I have been trying for almost a week to finish this post. I wanted to talk about the critical need for not just open identification but, as importantly, open authorization. How their absence has allowed things like the Blackboard patent to flourish (read it, what do you think it’s about). And how these will provide the impetus for the next huge round of innovation, truely, social computing. But I couldn’t figure out how to do it in the time I have. So there. Rather than let this post go totally stale, click ‘Publish’ and be done with it. – SWL

5 thoughts on “Study Stickies – Some Thoughts on Effective “Web 2.0” Annotation Systems”

  1. Hi Michael, actually I’m pretty comfortable saying 1000% no, that’s not what I’m talking about, interesting as it may be for Moodle adopters.

  2. “Open authorisation” is a term I haven’t heard before (though maybe I just haven’t been reading in the right areas!). I’ve done a quick search on it and haven’t come up with any set definitions so far…

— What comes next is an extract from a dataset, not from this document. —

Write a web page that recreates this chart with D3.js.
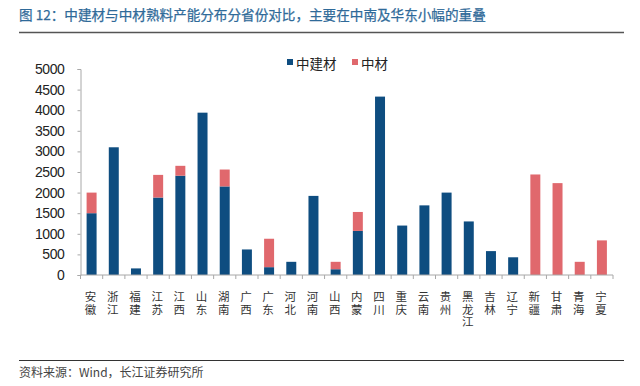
<!DOCTYPE html>
<html>
<head>
<meta charset="utf-8">
<script src="https://cdn.jsdelivr.net/npm/d3@7"></script>
<style>
  html, body { margin: 0; padding: 0; background: #fff; }
  svg { display: block; }
  .vlabel { writing-mode: vertical-rl; text-orientation: upright; }
</style>
</head>
<body>
<div id="chart"></div>
<script>
// Data
const provinces = ['安徽','浙江','福建','江苏','江西','山东','湖南','广西','广东','河北','河南','山西',
                   '内蒙','四川','重庆','云南','贵州','黑龙江','吉林','辽宁','新疆','甘肃','青海','宁夏'];
const cnbm  = [1500, 3100, 160, 1880, 2410, 3940, 2150, 620, 190, 320, 1920, 140,
               1070, 4330, 1200, 1690, 2000, 1300, 580, 430, 0, 0, 0, 0];
const sinoma = [500, 0, 0, 550, 240, 0, 410, 0, 690, 0, 0, 180,
                460, 0, 0, 0, 0, 0, 0, 0, 2440, 2230, 320, 840];
const seriesNames = ['中建材', '中材'];
const yTicks = [0, 500, 1000, 1500, 2000, 2500, 3000, 3500, 4000, 4500, 5000];

const width  = 640;
const height = 386;
const colors = ['#0e4d80', '#e0686d'];
const cjk = '"Noto Sans CJK SC", "Noto Sans", sans-serif';

const svg = d3.select('#chart')
  .append('svg')
    .attr('width', width)
    .attr('height', height);

svg.append('rect')
  .attr('width', width)
  .attr('height', height)
  .attr('fill', '#fff');

// Title + rule
svg.append('text')
  .attr('x', 19)
  .attr('y', 20)
  .attr('font-family', cjk)
  .attr('font-size', 13.6)
  .attr('fill', '#2f6a99')
  .attr('stroke', '#2f6a99')
  .attr('stroke-width', 0.25)
  .text('图 12：中建材与中材熟料产能分布分省份对比，主要在中南及华东小幅的重叠');

svg.append('line')
  .attr('x1', 19).attr('x2', 624)
  .attr('y1', 32.5).attr('y2', 32.5)
  .attr('stroke', '#555')
  .attr('stroke-width', 1.3);

// Scales
const x = d3.scaleBand()
  .domain(provinces)
  .range([80.5, 613])
  .paddingInner(0.55)
  .paddingOuter(0.275);

const y = d3.scaleLinear()
  .domain([0, 5000])
  .range([275, 69]);

// Stacked data
const rows = provinces.map((p, i) => ({ prov: p, '中建材': cnbm[i], '中材': sinoma[i] }));
const stacked = d3.stack().keys(seriesNames)(rows);

svg.append('g')
  .selectAll('g.series')
  .data(stacked)
  .join('g')
    .attr('class', 'series')
    .attr('fill', (d, i) => colors[i])
  .selectAll('rect')
  .data(d => d)
  .join('rect')
    .attr('x', d => x(d.data.prov))
    .attr('width', x.bandwidth())
    .attr('y', d => y(d[1]))
    .attr('height', d => y(d[0]) - y(d[1]));

// Y axis
const yAxis = svg.append('g')
  .attr('transform', 'translate(80.5,0)')
  .call(d3.axisLeft(y).tickValues(yTicks).tickSize(3).tickPadding(13).tickFormat(d3.format('d')));

yAxis.select('.domain').attr('stroke', '#a8a8a8');
yAxis.selectAll('.tick line').attr('stroke', '#a8a8a8');
yAxis.selectAll('.tick text')
  .attr('font-family', '"Liberation Sans", Arial, sans-serif')
  .attr('font-size', 14)
  .attr('letter-spacing', -0.4)
  .attr('fill', '#222');

// X axis: line with ticks at band edges
const step = x.step();
const x0 = x.range()[0];
const edges = d3.range(provinces.length + 1).map(i => x0 + i * step);

svg.append('line')
  .attr('x1', x.range()[0]).attr('x2', x.range()[1])
  .attr('y1', 275).attr('y2', 275)
  .attr('stroke', '#a8a8a8');

svg.append('g')
  .selectAll('line')
  .data(edges)
  .join('line')
    .attr('x1', d => d).attr('x2', d => d)
    .attr('y1', 275).attr('y2', 279)
    .attr('stroke', '#a8a8a8');

// Vertical category labels
svg.append('g')
  .selectAll('text')
  .data(provinces)
  .join('text')
    .attr('class', 'vlabel')
    .attr('x', d => x(d) + x.bandwidth() / 2 - 1)
    .attr('y', 291)
    .attr('font-family', cjk)
    .attr('font-size', 11.5)
    .attr('letter-spacing', 1)
    .attr('fill', '#333')
    .text(d => d);

// Legend
const legend = svg.append('g').attr('transform', 'translate(287,59)');
const legendX = [0, 65];
seriesNames.forEach((name, i) => {
  legend.append('rect')
    .attr('x', legendX[i]).attr('y', 0)
    .attr('width', 6).attr('height', 6)
    .attr('fill', colors[i]);
  legend.append('text')
    .attr('x', legendX[i] + 9)
    .attr('y', 9.5)
    .attr('font-family', cjk)
    .attr('font-size', 13.5)
    .attr('fill', '#222')
    .text(name);
});

// Footer
svg.append('line')
  .attr('x1', 19).attr('x2', 624)
  .attr('y1', 360.5).attr('y2', 360.5)
  .attr('stroke', '#333')
  .attr('stroke-width', 1.2);

svg.append('text')
  .attr('x', 19)
  .attr('y', 377)
  .attr('font-family', cjk)
  .attr('font-size', 12)
  .attr('fill', '#444')
  .text('资料来源：Wind，长江证券研究所');
</script>
</body>
</html>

    It does sound very much like “trust users from specified trusted networks”. I can see the benefit for my group in being able to set our system, or certain courses on it, to automatically allow users from partner universities to have access. However, having seen your comment that Moodle Network is not what you mean, I guess you had something else in mind.

    Can you elaborate a bit more on what you mean by this phrase, and how it differs simply from open access?

  3. Bec, the comment in regards to Moodle networks was perhaps too strong; Moodle Networks does actually start to do this, but it’s focused on doing it between Moodle installations. That’s not a slight to it, what else would it focus on?, but what I’m more interested is the emergence of standards based approaches like SAML or less formal approaches that would allow us to leverage our existing social networks in new apps. Maybe this is crazy talk, but it seems conceivable that a social network like Facebook or Explode (which already kind of does this) could offer OpenIDs for each its users, along with an API which would allow other apps let you assert “show me only the contributions by people in my Explode network.” Calling this “authorization” might go too far, but it strikes me as potentially far-reaching if we can start to do this. Anyways, I fear my thinking on this is much too fuzzy-headed, which is why I bailed at the end of this post in the first place. I am supposed to do a talk on this in November so I guess I better start getting my thoughts in order.